GOAL: Reply with one number only, the count of lines holding the string "that".

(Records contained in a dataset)

········

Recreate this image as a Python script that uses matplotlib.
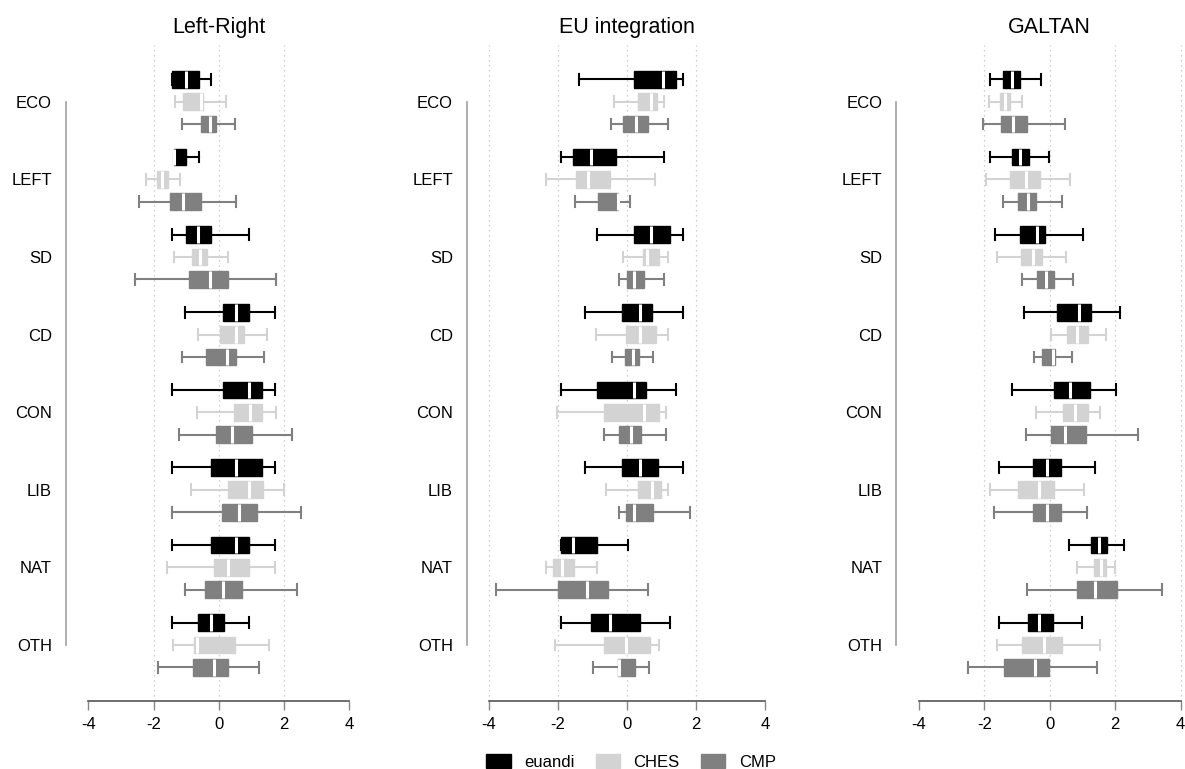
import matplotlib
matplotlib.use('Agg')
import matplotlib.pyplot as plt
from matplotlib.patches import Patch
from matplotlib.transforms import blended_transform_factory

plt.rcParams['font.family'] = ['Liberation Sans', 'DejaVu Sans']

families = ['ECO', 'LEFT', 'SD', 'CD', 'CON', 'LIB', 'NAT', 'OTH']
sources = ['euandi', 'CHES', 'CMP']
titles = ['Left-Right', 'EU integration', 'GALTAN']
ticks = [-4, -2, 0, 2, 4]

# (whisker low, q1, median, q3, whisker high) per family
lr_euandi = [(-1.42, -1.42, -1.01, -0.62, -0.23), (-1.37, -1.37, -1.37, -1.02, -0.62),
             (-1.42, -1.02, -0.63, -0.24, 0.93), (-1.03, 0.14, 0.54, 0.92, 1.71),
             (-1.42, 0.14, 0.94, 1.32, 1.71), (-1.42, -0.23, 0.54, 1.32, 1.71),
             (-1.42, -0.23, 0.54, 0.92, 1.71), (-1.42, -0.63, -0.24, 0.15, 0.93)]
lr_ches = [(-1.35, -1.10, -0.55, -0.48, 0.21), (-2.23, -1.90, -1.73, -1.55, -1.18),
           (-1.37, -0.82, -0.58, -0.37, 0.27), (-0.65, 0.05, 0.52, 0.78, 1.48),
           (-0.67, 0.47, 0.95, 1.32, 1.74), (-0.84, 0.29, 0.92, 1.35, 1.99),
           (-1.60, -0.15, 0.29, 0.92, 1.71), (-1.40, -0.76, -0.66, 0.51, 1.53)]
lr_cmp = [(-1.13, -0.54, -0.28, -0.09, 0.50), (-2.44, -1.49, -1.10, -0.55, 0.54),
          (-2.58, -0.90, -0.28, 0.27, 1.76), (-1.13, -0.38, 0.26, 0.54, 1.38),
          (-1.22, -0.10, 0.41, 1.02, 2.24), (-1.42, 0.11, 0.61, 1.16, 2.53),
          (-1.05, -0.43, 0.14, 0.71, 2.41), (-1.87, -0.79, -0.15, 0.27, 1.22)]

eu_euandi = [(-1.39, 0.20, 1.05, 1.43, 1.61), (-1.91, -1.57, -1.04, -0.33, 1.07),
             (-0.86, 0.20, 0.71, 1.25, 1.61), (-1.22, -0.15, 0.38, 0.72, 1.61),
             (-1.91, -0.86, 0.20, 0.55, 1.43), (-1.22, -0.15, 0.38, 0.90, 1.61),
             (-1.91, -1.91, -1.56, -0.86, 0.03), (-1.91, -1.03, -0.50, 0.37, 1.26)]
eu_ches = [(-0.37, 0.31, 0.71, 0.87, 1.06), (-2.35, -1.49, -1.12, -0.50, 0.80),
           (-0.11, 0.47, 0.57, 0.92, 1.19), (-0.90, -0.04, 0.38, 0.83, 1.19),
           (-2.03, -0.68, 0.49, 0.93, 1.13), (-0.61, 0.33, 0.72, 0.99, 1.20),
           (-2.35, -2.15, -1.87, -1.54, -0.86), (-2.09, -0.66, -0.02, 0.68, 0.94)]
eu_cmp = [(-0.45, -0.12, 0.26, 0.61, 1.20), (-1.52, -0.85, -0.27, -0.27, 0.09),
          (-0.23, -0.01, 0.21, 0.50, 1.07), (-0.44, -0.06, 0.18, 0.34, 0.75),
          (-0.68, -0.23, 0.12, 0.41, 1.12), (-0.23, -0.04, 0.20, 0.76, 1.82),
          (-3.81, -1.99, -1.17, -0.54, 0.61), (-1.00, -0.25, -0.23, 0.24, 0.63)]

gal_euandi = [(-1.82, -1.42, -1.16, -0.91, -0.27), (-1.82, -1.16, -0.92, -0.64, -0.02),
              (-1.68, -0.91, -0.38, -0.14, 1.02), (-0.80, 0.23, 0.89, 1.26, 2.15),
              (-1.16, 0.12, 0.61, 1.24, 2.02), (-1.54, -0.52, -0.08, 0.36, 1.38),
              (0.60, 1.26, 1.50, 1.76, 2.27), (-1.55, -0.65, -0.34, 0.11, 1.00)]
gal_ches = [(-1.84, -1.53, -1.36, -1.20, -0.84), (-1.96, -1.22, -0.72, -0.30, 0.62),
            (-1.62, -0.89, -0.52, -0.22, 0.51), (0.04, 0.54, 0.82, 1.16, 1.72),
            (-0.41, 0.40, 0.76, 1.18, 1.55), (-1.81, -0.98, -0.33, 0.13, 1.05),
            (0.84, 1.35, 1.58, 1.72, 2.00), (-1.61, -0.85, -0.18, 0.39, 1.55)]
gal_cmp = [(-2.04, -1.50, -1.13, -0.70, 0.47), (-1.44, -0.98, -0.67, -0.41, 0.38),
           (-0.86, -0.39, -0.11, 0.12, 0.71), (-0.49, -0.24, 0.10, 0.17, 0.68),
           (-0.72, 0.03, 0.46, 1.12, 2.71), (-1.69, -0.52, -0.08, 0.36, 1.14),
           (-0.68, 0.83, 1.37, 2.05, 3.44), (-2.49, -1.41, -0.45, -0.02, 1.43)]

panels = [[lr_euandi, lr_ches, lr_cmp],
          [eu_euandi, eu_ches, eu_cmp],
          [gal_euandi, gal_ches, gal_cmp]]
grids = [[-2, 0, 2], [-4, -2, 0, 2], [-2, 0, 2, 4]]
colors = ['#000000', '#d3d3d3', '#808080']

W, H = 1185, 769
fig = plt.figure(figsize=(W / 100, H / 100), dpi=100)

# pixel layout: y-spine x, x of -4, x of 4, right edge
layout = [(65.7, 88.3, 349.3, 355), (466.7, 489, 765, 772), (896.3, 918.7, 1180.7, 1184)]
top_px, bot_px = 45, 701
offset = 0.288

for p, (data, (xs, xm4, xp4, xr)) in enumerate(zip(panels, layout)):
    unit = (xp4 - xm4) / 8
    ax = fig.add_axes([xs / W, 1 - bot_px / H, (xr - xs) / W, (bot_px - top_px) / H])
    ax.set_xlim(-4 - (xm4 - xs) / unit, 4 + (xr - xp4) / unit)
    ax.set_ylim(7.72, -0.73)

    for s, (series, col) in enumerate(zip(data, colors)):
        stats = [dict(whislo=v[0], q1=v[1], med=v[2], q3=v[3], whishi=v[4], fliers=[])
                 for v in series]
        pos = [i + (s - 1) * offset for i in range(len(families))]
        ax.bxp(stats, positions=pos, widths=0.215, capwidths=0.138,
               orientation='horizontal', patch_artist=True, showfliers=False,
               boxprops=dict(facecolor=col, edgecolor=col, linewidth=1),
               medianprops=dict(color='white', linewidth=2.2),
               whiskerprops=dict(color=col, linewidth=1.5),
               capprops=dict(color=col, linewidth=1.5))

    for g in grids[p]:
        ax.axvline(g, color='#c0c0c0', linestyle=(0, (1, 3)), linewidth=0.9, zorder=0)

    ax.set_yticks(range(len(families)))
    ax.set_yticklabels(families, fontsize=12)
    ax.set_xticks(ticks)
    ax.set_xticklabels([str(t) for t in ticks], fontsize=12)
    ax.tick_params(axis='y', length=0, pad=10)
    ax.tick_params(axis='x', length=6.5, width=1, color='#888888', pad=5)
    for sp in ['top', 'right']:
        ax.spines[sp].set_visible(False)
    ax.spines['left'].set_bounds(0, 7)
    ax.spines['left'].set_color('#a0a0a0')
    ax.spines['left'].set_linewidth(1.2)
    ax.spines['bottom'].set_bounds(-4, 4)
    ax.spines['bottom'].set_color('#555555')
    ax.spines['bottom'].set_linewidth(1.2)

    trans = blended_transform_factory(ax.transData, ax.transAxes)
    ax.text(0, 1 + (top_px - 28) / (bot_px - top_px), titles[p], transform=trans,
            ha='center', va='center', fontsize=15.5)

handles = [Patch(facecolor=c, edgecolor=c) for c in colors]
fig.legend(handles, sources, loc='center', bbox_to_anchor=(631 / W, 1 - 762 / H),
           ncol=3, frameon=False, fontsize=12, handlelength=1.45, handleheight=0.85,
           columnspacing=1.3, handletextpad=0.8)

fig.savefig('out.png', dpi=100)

········

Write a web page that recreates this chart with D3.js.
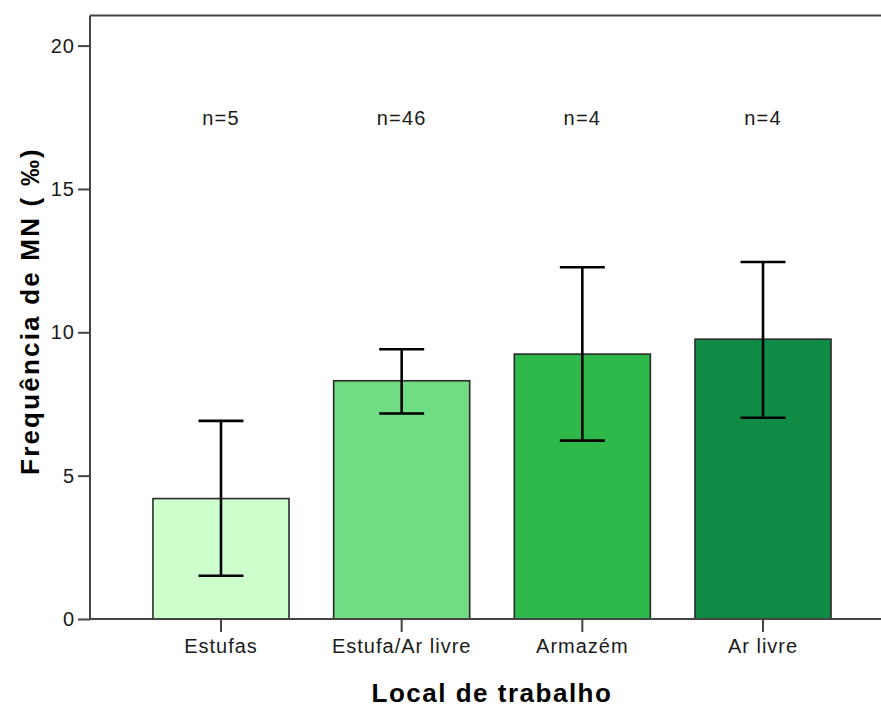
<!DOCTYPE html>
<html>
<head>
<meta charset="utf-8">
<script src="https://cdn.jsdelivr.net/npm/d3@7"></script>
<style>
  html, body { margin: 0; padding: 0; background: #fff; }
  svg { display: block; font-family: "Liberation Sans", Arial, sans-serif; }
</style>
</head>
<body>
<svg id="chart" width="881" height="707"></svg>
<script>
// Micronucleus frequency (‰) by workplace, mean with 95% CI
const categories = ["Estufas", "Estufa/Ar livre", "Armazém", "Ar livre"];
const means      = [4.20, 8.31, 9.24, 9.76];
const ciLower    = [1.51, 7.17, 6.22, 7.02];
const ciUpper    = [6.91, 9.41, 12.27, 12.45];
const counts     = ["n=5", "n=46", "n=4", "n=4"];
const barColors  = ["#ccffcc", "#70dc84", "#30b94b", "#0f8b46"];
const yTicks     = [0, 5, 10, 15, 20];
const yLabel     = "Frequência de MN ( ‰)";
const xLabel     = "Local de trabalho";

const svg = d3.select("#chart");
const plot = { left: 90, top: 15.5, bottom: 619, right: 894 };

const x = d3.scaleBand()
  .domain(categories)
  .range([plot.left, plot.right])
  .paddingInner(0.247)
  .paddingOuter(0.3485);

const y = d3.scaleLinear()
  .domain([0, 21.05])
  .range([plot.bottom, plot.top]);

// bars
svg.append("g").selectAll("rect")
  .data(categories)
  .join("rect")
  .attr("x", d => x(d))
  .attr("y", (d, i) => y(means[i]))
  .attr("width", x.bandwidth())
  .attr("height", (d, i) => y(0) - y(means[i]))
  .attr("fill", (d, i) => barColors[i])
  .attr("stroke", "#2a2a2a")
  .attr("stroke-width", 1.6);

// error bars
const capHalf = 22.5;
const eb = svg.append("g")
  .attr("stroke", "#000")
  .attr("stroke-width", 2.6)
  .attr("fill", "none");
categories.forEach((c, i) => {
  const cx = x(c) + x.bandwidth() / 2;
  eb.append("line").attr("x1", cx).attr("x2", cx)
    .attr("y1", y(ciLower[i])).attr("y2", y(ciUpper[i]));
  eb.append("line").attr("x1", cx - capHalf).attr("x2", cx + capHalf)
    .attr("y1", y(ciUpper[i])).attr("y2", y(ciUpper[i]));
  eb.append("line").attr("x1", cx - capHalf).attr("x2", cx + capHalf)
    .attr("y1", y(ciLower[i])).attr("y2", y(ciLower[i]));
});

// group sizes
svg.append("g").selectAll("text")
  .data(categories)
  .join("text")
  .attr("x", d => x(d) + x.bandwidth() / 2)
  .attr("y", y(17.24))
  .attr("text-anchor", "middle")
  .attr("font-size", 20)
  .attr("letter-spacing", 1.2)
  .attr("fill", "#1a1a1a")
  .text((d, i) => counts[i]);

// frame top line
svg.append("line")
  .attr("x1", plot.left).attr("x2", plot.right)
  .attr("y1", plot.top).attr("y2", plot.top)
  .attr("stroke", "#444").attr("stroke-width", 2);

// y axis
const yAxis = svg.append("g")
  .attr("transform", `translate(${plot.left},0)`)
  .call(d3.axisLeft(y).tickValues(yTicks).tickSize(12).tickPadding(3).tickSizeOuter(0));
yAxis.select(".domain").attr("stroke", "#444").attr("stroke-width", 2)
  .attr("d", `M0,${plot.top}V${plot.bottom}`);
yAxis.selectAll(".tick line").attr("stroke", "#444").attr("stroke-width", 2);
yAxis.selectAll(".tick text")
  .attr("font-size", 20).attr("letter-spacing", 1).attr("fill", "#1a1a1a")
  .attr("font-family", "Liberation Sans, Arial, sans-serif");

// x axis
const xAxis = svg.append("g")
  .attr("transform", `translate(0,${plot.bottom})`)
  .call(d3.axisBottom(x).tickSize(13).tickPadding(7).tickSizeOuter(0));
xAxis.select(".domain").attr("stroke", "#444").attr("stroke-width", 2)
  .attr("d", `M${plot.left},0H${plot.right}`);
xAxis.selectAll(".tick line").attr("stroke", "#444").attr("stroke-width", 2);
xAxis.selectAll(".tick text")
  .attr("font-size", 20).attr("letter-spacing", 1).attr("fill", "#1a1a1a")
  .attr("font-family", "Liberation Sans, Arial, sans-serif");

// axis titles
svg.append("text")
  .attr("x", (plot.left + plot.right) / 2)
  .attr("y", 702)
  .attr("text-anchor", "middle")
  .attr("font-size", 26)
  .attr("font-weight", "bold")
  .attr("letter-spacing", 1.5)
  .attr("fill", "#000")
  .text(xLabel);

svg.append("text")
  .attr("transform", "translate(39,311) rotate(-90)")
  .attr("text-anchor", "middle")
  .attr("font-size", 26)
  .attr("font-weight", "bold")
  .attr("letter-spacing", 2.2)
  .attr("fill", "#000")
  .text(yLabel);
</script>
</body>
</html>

········

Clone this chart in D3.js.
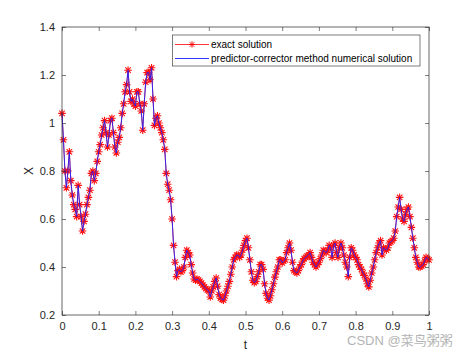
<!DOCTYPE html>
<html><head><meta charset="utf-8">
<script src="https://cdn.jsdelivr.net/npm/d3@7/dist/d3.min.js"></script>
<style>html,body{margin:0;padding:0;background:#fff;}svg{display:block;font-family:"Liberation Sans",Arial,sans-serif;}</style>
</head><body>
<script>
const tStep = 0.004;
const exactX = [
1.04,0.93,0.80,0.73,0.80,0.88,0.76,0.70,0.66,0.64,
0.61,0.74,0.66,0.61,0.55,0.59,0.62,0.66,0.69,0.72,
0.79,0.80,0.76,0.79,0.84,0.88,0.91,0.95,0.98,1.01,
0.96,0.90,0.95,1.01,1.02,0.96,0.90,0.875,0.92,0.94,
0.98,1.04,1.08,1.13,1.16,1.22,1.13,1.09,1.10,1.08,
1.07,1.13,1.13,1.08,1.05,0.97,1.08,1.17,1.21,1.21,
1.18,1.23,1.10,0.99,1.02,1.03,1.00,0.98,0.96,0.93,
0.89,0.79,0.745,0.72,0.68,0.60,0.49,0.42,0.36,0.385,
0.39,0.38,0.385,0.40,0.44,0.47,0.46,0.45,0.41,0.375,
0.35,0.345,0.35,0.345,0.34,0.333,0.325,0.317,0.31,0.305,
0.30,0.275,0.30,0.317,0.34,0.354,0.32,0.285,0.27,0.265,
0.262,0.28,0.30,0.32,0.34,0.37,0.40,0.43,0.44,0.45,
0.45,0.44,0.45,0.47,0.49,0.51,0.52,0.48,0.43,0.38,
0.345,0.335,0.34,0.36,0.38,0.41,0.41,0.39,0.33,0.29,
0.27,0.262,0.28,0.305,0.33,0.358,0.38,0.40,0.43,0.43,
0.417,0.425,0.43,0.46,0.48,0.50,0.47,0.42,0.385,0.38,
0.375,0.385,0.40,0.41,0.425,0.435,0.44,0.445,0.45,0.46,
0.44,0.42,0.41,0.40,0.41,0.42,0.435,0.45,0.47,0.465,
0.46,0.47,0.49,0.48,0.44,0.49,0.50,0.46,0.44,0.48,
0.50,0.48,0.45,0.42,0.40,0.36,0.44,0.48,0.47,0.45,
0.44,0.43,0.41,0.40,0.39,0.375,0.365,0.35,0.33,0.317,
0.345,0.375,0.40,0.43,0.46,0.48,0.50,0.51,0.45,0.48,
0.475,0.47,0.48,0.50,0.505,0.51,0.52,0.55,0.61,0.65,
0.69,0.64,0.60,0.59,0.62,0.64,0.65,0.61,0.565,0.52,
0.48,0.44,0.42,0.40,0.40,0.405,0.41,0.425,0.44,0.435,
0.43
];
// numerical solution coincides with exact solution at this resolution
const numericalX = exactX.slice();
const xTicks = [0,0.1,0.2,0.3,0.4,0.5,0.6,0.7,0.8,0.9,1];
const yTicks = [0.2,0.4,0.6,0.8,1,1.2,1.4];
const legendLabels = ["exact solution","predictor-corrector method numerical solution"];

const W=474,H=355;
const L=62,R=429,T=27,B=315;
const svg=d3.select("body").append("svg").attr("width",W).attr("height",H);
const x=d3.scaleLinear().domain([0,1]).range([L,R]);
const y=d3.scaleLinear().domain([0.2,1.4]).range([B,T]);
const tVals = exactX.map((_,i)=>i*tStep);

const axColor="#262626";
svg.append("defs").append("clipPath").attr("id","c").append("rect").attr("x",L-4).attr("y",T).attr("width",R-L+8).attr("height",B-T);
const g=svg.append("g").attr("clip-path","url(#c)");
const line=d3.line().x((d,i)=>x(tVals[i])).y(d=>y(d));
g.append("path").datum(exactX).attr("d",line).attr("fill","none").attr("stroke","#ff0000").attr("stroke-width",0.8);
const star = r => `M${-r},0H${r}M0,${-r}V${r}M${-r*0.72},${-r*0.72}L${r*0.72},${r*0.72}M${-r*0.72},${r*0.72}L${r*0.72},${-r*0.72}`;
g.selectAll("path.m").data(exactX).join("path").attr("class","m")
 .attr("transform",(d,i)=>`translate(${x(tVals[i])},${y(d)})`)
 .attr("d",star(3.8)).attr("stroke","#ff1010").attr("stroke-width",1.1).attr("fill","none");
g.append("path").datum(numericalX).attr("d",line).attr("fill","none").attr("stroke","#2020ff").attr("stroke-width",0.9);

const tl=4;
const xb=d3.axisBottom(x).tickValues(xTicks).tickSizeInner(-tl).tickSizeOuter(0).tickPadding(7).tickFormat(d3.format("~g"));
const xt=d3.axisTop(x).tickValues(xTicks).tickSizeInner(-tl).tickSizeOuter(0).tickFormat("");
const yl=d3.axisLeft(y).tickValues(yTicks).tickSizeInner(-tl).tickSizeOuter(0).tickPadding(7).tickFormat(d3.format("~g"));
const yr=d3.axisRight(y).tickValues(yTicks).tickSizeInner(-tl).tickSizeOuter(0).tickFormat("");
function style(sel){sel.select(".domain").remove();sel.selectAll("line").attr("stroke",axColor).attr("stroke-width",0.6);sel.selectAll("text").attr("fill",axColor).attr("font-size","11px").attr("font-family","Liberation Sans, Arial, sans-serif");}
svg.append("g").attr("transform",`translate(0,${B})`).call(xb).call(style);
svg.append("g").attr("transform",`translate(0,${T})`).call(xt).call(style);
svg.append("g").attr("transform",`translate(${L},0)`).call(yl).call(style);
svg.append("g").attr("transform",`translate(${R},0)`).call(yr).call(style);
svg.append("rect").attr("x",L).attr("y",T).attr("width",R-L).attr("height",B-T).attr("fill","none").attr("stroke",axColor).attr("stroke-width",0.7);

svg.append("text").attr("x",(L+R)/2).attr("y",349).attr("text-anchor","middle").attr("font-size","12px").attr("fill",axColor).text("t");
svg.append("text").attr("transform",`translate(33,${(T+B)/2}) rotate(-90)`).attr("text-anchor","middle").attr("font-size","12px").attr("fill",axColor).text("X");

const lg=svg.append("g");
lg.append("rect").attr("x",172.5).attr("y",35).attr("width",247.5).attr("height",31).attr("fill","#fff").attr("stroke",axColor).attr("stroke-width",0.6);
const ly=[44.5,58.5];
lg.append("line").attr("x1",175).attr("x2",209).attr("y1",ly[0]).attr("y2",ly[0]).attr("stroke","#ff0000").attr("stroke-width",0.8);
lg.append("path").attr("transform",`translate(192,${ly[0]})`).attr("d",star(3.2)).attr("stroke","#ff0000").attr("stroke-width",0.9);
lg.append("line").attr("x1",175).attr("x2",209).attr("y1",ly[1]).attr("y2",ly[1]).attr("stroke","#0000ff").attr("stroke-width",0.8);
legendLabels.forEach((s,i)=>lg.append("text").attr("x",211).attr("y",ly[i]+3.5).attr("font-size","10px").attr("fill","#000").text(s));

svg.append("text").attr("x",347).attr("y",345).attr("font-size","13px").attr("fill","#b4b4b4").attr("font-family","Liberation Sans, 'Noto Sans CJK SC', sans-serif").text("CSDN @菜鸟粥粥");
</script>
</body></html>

········

WRITTEN ANSWER: 2